Collected Poems was published by Macmillan in 1951 and won both the Pulitzer Prize for Poetry and the National Book Award — a double honor that confirmed Moore’s status as one of the two or three most important American poets then living (alongside Stevens and Williams). It gathers her work from 1921 to 1951, presenting it in the forms she preferred at that date — which means substantially revised from earlier appearances.
The Collection
The book presents approximately 120 poems arranged in the sections:
- Selected Poems (from the 1935 volume, further revised)
- What Are Years (from the 1941 volume)
- Nevertheless (from the 1944 volume)
- Hitherto Uncollected
The cumulative effect is overwhelming.
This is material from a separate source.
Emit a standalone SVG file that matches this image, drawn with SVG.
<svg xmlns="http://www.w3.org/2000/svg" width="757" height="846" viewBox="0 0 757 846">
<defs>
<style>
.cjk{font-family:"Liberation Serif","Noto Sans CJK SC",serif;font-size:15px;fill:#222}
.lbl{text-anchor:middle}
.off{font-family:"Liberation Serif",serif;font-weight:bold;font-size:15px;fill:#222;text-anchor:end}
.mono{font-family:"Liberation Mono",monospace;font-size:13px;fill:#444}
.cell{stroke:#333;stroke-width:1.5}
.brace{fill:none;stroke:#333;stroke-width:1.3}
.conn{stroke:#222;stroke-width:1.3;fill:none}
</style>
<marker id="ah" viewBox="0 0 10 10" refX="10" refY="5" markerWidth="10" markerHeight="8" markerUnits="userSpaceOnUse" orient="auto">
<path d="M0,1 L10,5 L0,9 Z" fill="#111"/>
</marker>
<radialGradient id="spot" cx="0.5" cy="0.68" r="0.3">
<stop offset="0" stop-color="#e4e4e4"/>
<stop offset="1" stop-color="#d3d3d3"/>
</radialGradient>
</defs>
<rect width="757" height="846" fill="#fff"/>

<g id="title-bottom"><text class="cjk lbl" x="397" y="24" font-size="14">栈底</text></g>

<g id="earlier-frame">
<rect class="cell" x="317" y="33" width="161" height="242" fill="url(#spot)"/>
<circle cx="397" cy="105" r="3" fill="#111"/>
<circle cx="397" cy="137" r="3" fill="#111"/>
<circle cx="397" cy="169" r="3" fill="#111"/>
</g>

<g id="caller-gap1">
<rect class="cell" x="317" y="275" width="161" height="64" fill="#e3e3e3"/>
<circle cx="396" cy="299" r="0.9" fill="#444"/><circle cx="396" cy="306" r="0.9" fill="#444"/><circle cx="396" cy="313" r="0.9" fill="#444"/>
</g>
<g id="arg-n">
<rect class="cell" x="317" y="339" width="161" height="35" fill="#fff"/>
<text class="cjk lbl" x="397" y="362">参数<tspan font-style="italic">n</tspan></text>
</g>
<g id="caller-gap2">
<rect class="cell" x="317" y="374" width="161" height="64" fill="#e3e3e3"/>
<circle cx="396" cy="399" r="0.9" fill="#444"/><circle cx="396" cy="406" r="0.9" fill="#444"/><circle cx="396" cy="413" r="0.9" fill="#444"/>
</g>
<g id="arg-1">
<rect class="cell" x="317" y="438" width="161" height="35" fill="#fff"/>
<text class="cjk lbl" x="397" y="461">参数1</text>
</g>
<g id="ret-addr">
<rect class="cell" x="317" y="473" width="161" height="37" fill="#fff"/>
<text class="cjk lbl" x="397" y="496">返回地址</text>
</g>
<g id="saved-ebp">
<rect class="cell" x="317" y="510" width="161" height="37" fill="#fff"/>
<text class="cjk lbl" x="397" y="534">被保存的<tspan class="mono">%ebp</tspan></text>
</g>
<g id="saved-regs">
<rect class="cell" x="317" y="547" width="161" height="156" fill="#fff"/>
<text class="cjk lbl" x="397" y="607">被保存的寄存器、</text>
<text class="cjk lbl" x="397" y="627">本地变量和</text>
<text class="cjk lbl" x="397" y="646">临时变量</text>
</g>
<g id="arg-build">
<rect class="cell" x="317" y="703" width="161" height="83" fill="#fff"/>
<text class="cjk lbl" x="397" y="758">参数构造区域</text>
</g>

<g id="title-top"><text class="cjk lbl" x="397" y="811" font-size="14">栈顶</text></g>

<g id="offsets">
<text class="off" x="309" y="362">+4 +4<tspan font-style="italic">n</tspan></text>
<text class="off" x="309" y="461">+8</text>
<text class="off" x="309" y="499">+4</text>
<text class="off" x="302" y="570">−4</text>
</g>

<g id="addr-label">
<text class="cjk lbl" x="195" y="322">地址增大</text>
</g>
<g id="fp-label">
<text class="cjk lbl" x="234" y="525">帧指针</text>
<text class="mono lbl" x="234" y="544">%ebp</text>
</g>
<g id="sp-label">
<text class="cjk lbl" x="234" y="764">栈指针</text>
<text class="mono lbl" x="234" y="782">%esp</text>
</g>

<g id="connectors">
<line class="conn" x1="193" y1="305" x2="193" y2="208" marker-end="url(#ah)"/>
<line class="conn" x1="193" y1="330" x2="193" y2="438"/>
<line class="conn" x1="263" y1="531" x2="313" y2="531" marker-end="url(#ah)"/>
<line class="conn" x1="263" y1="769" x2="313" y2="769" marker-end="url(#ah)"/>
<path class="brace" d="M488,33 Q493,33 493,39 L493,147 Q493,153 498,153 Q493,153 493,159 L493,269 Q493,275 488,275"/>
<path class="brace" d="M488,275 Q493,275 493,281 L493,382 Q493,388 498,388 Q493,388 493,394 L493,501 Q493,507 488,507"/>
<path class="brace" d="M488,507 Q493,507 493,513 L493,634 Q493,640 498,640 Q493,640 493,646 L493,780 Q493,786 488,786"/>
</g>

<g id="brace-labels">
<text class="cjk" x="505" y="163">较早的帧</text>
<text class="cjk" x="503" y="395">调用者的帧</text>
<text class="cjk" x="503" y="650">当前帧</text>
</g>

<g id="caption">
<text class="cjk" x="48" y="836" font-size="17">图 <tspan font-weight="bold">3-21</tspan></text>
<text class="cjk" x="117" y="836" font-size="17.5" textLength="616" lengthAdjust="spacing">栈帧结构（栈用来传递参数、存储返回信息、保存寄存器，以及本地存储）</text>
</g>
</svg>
Moore’s method — which in individual poems can seem merely clever or merely precise — reveals itself across 120 poems as a comprehensive vision: the natural world observed with scientific accuracy and moral seriousness, rendered in forms of extraordinary invention, governed by an intelligence that finds in every subject (animals, artworks, places, ideas) material for ethical reflection.
The Revision Problem
Moore revised compulsively. “Poetry” — her most famous poem — exists in versions ranging from thirty lines to three. Other poems are cut, expanded, retitled, or rearranged between editions. The Collected Poems of 1951 represents one state of a permanently unstable text.
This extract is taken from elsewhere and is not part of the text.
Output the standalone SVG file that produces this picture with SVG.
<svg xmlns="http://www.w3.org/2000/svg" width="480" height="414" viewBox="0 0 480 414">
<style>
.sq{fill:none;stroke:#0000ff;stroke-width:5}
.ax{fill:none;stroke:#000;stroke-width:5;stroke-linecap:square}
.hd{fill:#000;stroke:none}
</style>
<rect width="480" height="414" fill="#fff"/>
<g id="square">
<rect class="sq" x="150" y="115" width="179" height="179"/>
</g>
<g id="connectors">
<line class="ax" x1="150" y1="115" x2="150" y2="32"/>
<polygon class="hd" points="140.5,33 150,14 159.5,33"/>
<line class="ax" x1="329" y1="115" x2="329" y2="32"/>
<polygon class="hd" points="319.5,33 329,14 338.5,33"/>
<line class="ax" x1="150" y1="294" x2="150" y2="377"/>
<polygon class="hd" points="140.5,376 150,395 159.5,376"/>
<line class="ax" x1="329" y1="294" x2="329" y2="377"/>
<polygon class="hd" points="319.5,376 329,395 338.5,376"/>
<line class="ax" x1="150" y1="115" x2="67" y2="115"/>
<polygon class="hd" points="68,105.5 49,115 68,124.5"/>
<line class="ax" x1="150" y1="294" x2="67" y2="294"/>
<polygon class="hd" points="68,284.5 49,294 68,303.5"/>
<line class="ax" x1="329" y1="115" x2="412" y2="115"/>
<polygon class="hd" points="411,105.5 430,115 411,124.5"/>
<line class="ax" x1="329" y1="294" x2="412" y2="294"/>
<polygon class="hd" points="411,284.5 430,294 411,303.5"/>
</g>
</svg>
This creates difficulty for readers and collectors: which version is “the poem”? Moore insisted that the latest version was always the best (the artist’s right to revise), but many readers prefer earlier, longer, more expansive forms. The Complete Poems of 1967 further complicates matters by presenting yet another set of final revisions.
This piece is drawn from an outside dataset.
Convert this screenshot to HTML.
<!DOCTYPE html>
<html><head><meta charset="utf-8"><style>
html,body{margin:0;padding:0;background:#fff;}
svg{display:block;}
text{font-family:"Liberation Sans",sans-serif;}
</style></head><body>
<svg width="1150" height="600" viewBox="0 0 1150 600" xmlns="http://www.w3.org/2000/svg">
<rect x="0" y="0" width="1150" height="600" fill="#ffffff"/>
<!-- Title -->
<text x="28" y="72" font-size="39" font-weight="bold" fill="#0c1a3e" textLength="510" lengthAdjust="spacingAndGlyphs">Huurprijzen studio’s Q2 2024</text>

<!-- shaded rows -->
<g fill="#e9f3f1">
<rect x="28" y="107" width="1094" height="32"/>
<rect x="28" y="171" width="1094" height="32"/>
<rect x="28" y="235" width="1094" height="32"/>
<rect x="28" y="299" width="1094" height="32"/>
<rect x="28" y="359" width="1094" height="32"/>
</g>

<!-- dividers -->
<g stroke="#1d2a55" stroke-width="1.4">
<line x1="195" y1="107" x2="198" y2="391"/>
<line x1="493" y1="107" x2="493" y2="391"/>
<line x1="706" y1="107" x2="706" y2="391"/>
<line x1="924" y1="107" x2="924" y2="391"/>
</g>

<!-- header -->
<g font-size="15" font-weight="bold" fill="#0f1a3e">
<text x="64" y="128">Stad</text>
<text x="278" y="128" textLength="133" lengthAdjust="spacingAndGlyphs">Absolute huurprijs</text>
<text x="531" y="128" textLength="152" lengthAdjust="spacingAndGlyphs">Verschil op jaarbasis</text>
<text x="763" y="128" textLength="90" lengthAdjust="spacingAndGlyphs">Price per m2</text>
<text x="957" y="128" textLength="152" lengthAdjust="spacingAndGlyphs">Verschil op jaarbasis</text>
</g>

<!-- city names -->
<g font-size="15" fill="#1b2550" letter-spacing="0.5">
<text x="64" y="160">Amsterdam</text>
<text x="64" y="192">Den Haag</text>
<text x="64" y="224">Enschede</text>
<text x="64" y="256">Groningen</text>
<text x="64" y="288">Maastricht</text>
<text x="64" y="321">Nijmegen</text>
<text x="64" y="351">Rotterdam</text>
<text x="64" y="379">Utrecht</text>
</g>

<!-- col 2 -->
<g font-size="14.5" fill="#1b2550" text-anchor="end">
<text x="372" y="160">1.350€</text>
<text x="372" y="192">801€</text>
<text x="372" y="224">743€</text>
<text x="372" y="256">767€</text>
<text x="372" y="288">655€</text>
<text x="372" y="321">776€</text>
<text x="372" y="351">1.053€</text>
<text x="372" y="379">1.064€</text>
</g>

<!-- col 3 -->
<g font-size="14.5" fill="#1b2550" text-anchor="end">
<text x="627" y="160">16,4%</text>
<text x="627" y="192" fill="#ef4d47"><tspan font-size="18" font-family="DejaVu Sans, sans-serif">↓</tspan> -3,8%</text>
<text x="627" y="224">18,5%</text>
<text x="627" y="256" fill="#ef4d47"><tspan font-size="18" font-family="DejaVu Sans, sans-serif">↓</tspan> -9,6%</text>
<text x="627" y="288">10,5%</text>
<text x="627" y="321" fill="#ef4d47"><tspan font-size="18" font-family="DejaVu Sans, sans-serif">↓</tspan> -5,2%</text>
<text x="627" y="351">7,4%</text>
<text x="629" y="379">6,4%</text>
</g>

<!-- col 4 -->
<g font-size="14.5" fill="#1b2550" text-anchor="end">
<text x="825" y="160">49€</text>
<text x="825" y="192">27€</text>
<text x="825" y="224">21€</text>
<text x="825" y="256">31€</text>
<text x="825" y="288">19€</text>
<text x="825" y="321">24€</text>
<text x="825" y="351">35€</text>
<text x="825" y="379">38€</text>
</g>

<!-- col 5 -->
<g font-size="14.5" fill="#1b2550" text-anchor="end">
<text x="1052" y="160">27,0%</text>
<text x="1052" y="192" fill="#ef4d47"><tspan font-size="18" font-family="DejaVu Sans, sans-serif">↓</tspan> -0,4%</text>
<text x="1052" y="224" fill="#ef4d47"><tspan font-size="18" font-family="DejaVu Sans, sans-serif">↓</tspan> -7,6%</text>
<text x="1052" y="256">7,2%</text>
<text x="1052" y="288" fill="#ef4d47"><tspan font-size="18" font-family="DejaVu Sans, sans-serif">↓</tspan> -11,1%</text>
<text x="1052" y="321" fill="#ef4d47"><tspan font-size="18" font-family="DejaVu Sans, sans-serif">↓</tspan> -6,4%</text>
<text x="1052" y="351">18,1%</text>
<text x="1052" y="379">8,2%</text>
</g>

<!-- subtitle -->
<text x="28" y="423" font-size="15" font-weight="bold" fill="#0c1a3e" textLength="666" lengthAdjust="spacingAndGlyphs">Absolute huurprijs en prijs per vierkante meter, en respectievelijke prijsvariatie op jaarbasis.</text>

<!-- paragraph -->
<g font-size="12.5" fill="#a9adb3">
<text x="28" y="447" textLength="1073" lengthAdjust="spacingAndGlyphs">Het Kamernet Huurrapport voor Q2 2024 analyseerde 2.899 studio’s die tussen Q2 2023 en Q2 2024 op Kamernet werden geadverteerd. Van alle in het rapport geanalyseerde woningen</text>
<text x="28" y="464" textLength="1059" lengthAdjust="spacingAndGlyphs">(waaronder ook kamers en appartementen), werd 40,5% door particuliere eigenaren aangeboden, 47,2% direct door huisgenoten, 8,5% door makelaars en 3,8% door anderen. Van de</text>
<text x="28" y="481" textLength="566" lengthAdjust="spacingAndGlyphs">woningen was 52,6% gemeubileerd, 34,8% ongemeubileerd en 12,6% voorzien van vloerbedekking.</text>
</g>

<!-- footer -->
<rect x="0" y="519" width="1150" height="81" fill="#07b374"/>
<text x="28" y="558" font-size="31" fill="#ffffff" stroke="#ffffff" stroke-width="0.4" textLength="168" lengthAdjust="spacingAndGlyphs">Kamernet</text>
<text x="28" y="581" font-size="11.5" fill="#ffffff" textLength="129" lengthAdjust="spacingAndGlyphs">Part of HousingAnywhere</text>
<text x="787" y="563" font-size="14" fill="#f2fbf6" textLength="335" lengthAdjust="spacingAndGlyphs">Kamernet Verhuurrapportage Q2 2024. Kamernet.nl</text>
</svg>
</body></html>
Collecting Collected Poems
First edition (Macmillan, New York, 1951): Green cloth binding with gold lettering. Dust jacket with Moore’s distinctive tricorne hat silhouette.
Identification points:
- Macmillan imprint
- “First Printing” stated
- 180 pages
Market values: Fine copies in dust jacket bring $300–$800. The dual-prize association (Pulitzer and National Book Award) and Moore’s cultural celebrity (she was by this time a recognized public figure — the woman in the tricorne hat throwing out the first pitch at Yankee Stadium) support steady demand.
Signed copies: $800–$2,000. Moore was a gracious signer at public events.
The book’s authority as the definitive Moore — the volume that won both major prizes — makes it the essential collecting target for anyone assembling a library of major American poetry.